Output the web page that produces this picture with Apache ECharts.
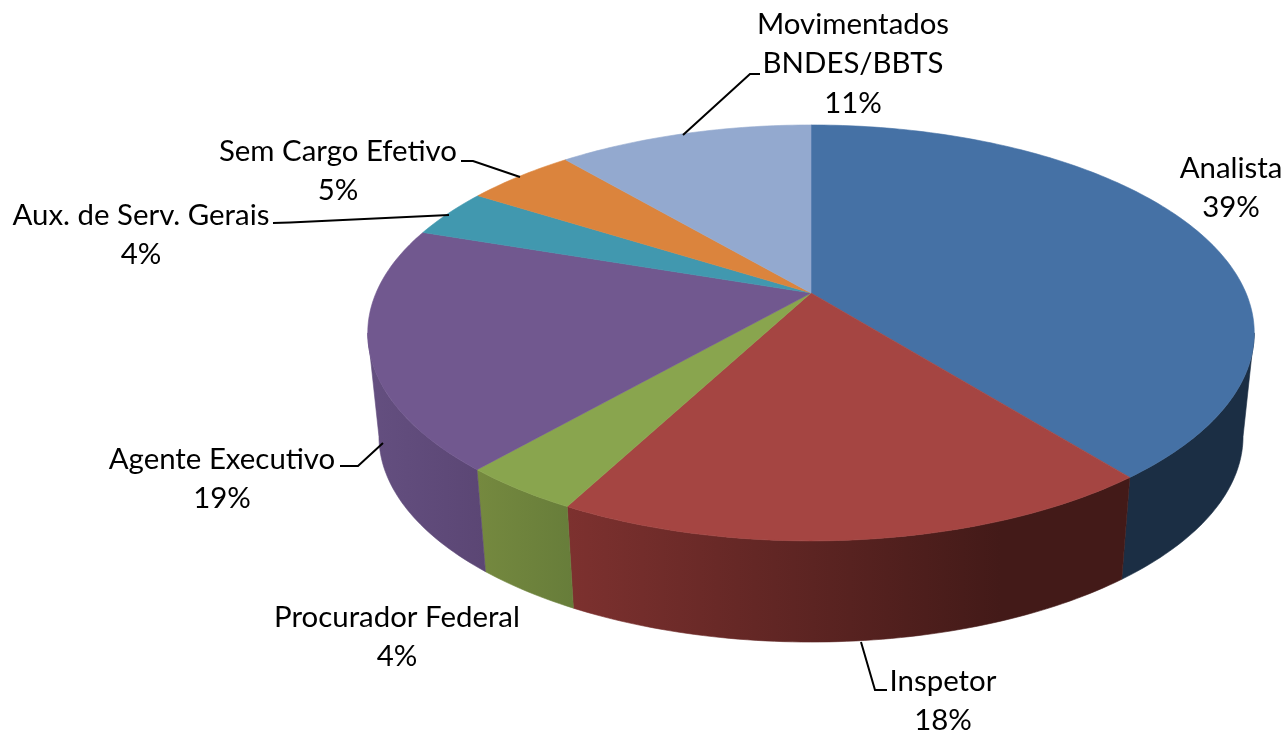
<!DOCTYPE html>
<html>
<head>
<meta charset="utf-8">
<title>Pie</title>
<style>
  html,body{margin:0;padding:0;background:#fff;}
  #chart{width:1287px;height:733px;}
</style>
<script src="https://cdn.jsdelivr.net/npm/echarts@6/dist/echarts.min.js"></script>
</head>
<body>
<div id="chart"></div>
<script>
var names=['Analista','Inspetor','Procurador Federal','Agente Executivo','Aux. de Serv. Gerais','Sem Cargo Efetivo','Movimentados\nBNDES/BBTS'];
//percent shares, estimated from the slice edges (labels show them rounded)
var shares=[39.3,18.4,3.7,18.8,3.8,4.8,11.2];

var topColors=['#4571a5','#a54542','#89a54e','#71588f','#4198af','#db843d','#93a9cf'];
//wall colours, left to right
var wallColors=[['#1b2e44','#1b2e44'],['#7d312f','#431a18'],['#75893f','#677d3a'],['#644f80','#5b4674'],null,null,null];

//text centres of the labels
var labelPos=[[1231,188],[943,701],[397,637],[222,479],[141,235],[338,171],[853,64]];
var leaders=[
  null,
  [[861,642],[875,690],[887,690]],
  null,
  [[340,466],[358,466],[383,443]],
  [[273,223],[290,222.5],[449,215]],
  [[461,161],[473,161],[520,177]],
  [[683,135],[750,74],[760,74]]
];

//perspective of the pie: apex, radius, vertical radius, foreshortening, wall
var cx=811,cy=293,R=435,H=200.3,k=0.192;
var R2=424,H2=198,DY=104;

function project(turn,rx,ry,dy){
  var a=turn*2*Math.PI;
  var u=Math.sin(a),v=-Math.cos(a),w=1-k*v;
  return [cx+rx*u/w,cy+dy+ry*v/w];
}
function arc(from,to,rx,ry,dy){
  var pts=[],n=Math.max(2,Math.ceil(Math.abs(to-from)*360));
  for(var i=0;i<=n;i++){
    pts.push(project(from+(to-from)*i/n,rx,ry,dy));
  }
  return pts;
}

var starts=[],sum=0;
shares.forEach(function(s){starts.push(sum);sum+=s;});

//part of the round that shows a wall
var wallFrom=(Math.PI-Math.acos(k))/(2*Math.PI),wallTo=1-wallFrom;

function renderTop(params,api){
  var i=params.dataIndex;
  var from=starts[i]/sum,to=(starts[i]+api.value(0))/sum;
  var pts=[[cx,cy]].concat(arc(from,to,R,H,0));
  return {
    type:'polygon',
    shape:{points:pts},
    style:{fill:topColors[i],stroke:topColors[i],lineWidth:0.6}
  };
}
function renderWall(params,api){
  var i=params.dataIndex;
  var from=Math.max(starts[i]/sum,wallFrom),to=Math.min((starts[i]+api.value(0))/sum,wallTo);
  if(to<=from||!wallColors[i]) return null;
  var up=arc(from,to,R,H,0),down=arc(from,to,R2,H2,DY).reverse();
  var pts=up.concat(down);
  var xs=pts.map(function(p){return p[0];});
  var x0=Math.min.apply(null,xs),x1=Math.max.apply(null,xs);
  var fill={
    type:'linear',x:x0,y:0,x2:x1,y2:0,global:true,
    colorStops:[
      {offset:0,color:wallColors[i][0]},
      {offset:i==1?0.77:1,color:wallColors[i][1]},
      {offset:1,color:wallColors[i][1]}
    ]
  };
  return {
    type:'polygon',
    shape:{points:pts},
    style:{fill:fill,stroke:fill,lineWidth:0.6}
  };
}

var graphics=[];
names.forEach(function(name,i){
  graphics.push({
    type:'text',
    x:labelPos[i][0],
    y:labelPos[i][1],
    z:10,
    style:{
      text:name+'\n'+Math.round(shares[i])+'%',
      font:'29.4px Lato',
      lineHeight:39.5,
      fill:'#000',
      align:'center',
      verticalAlign:'middle'
    }
  });
  if(leaders[i]){
    graphics.push({
      type:'polyline',
      z:10,
      shape:{points:leaders[i]},
      style:{stroke:'#000',lineWidth:2,fill:null}
    });
  }
});

var chart=echarts.init(document.getElementById('chart'));
chart.setOption({
  animation:false,
  backgroundColor:'#fff',
  graphic:graphics,
  series:[
    {type:'custom',coordinateSystem:'none',renderItem:renderWall,data:shares,z:1,silent:true},
    {type:'custom',coordinateSystem:'none',renderItem:renderTop,data:shares,z:2,silent:true}
  ]
});
</script>
</body>
</html>
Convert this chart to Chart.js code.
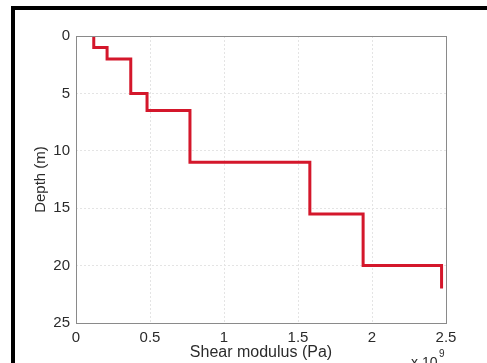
<!DOCTYPE html>
<html>
<head>
<meta charset="utf-8">
<script src="https://cdn.jsdelivr.net/npm/chart.js@4/dist/chart.umd.min.js"></script>
<style>
  html, body { margin: 0; padding: 0; background: #fff; }
  #wrap { position: relative; width: 487px; height: 363px; overflow: hidden; }
  #frame { position: absolute; left: 11px; top: 6px; width: 472px; height: 400px;
           border: 4px solid #000; border-bottom: none; }
  canvas { position: absolute; left: 0; top: 0; }
</style>
</head>
<body>
<div id="wrap">
  <div id="frame"></div>
  <canvas id="chart" width="487" height="363"></canvas>
</div>
<script>
// layer boundaries (m) and shear modulus per layer (x 1e9 Pa)
const layerTops = [0, 1, 2, 5, 6.5, 11, 15.5, 20];
const layerBottoms = [1, 2, 5, 6.5, 11, 15.5, 20, 22];
const shearModulus = [0.12, 0.21, 0.37, 0.48, 0.77, 1.58, 1.94, 2.47];
const xTicks = [0, 0.5, 1, 1.5, 2, 2.5];
const yTicks = [0, 5, 10, 15, 20, 25];

// step profile: each layer is a vertical segment, joined by horizontal ones
const points = [];
shearModulus.forEach((g, i) => {
  points.push({ x: g, y: layerTops[i] });
  points.push({ x: g, y: layerBottoms[i] });
});

const textColor = '#2b2b2b';
const gridColor = '#e4e4e4';

// box round the plot area, like matlab
const boxPlugin = {
  id: 'box',
  afterDraw(chart) {
    const { ctx, chartArea: a } = chart;
    ctx.save();
    ctx.strokeStyle = '#8a8a8a';
    ctx.lineWidth = 1;
    ctx.strokeRect(a.left + 0.5, a.top + 0.5, a.right - a.left, a.bottom - a.top);
    // exponent label under the x axis
    ctx.fillStyle = textColor;
    ctx.textBaseline = 'top';
    ctx.font = '14px "Liberation Sans", Arial, sans-serif';
    ctx.fillText('x 10', 411, 356);
    ctx.font = '10px "Liberation Sans", Arial, sans-serif';
    ctx.fillText('9', 439, 349);
    ctx.restore();
  }
};

new Chart(document.getElementById('chart'), {
  type: 'scatter',
  data: {
    datasets: [{
      data: points,
      showLine: true,
      borderColor: '#d4172b',
      borderWidth: 3,
      pointRadius: 0,
      fill: false
    }]
  },
  options: {
    responsive: false,
    animation: false,
    layout: { padding: { top: 36, right: 41, left: 0, bottom: 0 } },
    plugins: { legend: { display: false }, tooltip: { enabled: false } },
    scales: {
      x: {
        type: 'linear',
        min: 0,
        max: 2.5,
        afterBuildTicks: (s) => { s.ticks = xTicks.map(v => ({ value: v })); },
        afterFit: (s) => { s.height = 40; },
        grid: { color: gridColor, drawTicks: false, borderDash: [2, 2] },
        border: { display: false, dash: [2, 2] },
        ticks: {
          color: textColor,
          padding: 6,
          maxRotation: 0,
          font: { family: '"Liberation Sans", Arial, sans-serif', size: 15 },
          callback: (v) => String(v)
        },
        title: {
          display: true,
          text: 'Shear modulus (Pa)',
          color: textColor,
          padding: { top: 0, bottom: 1 },
          font: { family: '"Liberation Sans", Arial, sans-serif', size: 16 }
        }
      },
      y: {
        type: 'linear',
        reverse: true,
        min: 0,
        max: 25,
        afterBuildTicks: (s) => { s.ticks = yTicks.map(v => ({ value: v })); },
        afterFit: (s) => { s.width = 76; },
        grid: { color: gridColor, drawTicks: false },
        border: { display: false, dash: [2, 2] },
        ticks: {
          color: textColor,
          padding: 6,
          font: { family: '"Liberation Sans", Arial, sans-serif', size: 15 }
        },
        title: {
          display: true,
          text: 'Depth (m)',
          color: textColor,
          padding: { top: 32, bottom: 0 },
          font: { family: '"Liberation Sans", Arial, sans-serif', size: 15 }
        }
      }
    }
  },
  plugins: [boxPlugin]
});
</script>
</body>
</html>
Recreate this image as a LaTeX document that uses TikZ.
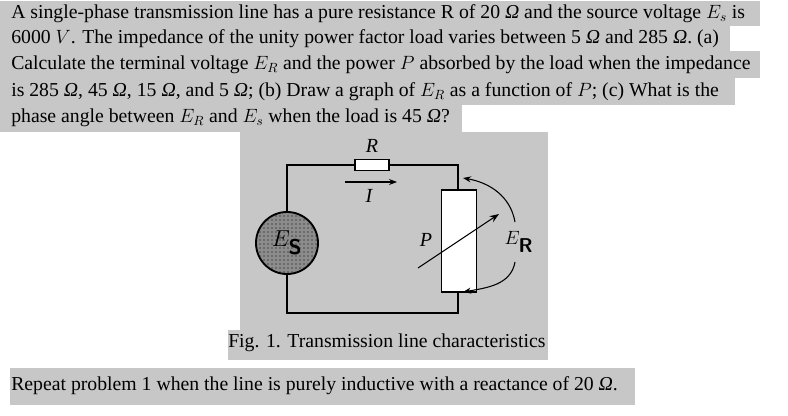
\documentclass[tikz,border=0pt]{standalone}
\usepackage{fontspec}
\setmainfont{Liberation Serif}
\usetikzlibrary{patterns,arrows.meta}
\newcommand{\Om}{\textit{Ω}}
\begin{document}
\begin{tikzpicture}[x=0.75pt,y=-0.75pt,
  band/.style={fill=black!22,draw=none},
  txt/.style={anchor=west,inner sep=0pt,font=\fontsize{14.8}{16}\selectfont},
  wire/.style={line width=1.4pt},
  lbl/.style={font=\fontsize{15}{16}\selectfont\itshape,inner sep=1pt}]
\useasboundingbox (0,0) rectangle (788,416);
\fill[white] (0,0) rectangle (788,416);
% highlight bands
\fill[band] (0,1) rectangle (760,26);
\fill[band] (0,26) rectangle (730,51);
\fill[band] (0,51) rectangle (760,78);
\fill[band] (0,78) rectangle (735,105);
\fill[band] (0,105) rectangle (462,132);
\fill[band] (240,132) rectangle (548,330);
\fill[band] (228,330) rectangle (548,360);
\fill[band] (10,368) rectangle (635,405);
% text
\node[txt] (l1) at (11,14) {A single-phase transmission line has a pure resistance R of 20 \Om{} and the source voltage $E_s$ is};
\node[txt] (l2) at (11,39) {6000 $V$. The impedance of the unity power factor load varies between 5 \Om{} and 285 \Om. (a)};
\node[txt] (l3) at (11,65) {Calculate the terminal voltage $E_R$ and the power $P$ absorbed by the load when the impedance};
\node[txt] (l4) at (11,92) {is 285 \Om, 45 \Om, 15 \Om, and 5 \Om; (b) Draw a graph of $E_R$ as a function of $P$; (c) What is the};
\node[txt] (l5) at (11,118) {phase angle between $E_R$ and $E_s$ when the load is 45 \Om?};
\node[txt] (cap) at (228,343) {Fig. 1. Transmission line characteristics};
\node[txt] (l6) at (11,386) {Repeat problem 1 when the line is purely inductive with a reactance of 20 \Om.};
% circuit
\coordinate (tl) at (287,165);
\coordinate (tr) at (458,165);
\coordinate (bl) at (287,313);
\coordinate (br) at (458,313);
\node[draw,line width=1.4pt,minimum width=34*0.75pt,minimum height=11*0.75pt,inner sep=0pt,fill=white] (R) at (372,165) {};
\draw[wire] (R.west) -- (tl) -- (287,212);
\draw[wire] (287,274) -- (bl) -- (br) -- (458,292);
\draw[wire] (R.east) -- (tr) -- (458,190);
\node[circle,draw,line width=1.4pt,minimum size=62*0.75pt,fill=black!45] (src) at (287,243) {};
\fill[pattern=dots,pattern color=black] (287,243) circle[radius=30];
\node[font=\fontsize{16}{16}\selectfont,inner sep=0pt] at (287,243) {$E_{\textsf{\textbf{S}}}$};
\node[draw,line width=1.2pt,fill=white,minimum width=35*0.75pt,minimum height=102*0.75pt,inner sep=0pt] (load) at (459,241) {};
\draw[-{Stealth[length=7pt]},line width=0.8pt] (418,268) -- (499,214);
\node[lbl] (P) at (426,240) {P};
\draw[-{Stealth[length=6pt]},line width=0.8pt] (345,182) -- (397,182);
\node[lbl] (I) at (369,196) {I};
\node[lbl] (Rl) at (372,146) {R};
\draw[-{Stealth[length=6pt]},line width=0.8pt] (515,222) to[out=100,in=-10] (463,178);
\draw[-{Stealth[length=6pt]},line width=0.8pt] (515,262) to[out=-100,in=10] (463,292);
\node[font=\fontsize{15}{16}\selectfont] (ER) at (519,242) {$E_{\textsf{\textbf{R}}}$};
\end{tikzpicture}
\end{document}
_ _ _ _ _
Exercise goal:
Using the records above, pull out each line where the word "this" occurs.

Result:
Output the web page that produces this picture with Apache ECharts.
Convert this chart to Chart.js code.
Recreate this image as a LaTeX document that uses TikZ.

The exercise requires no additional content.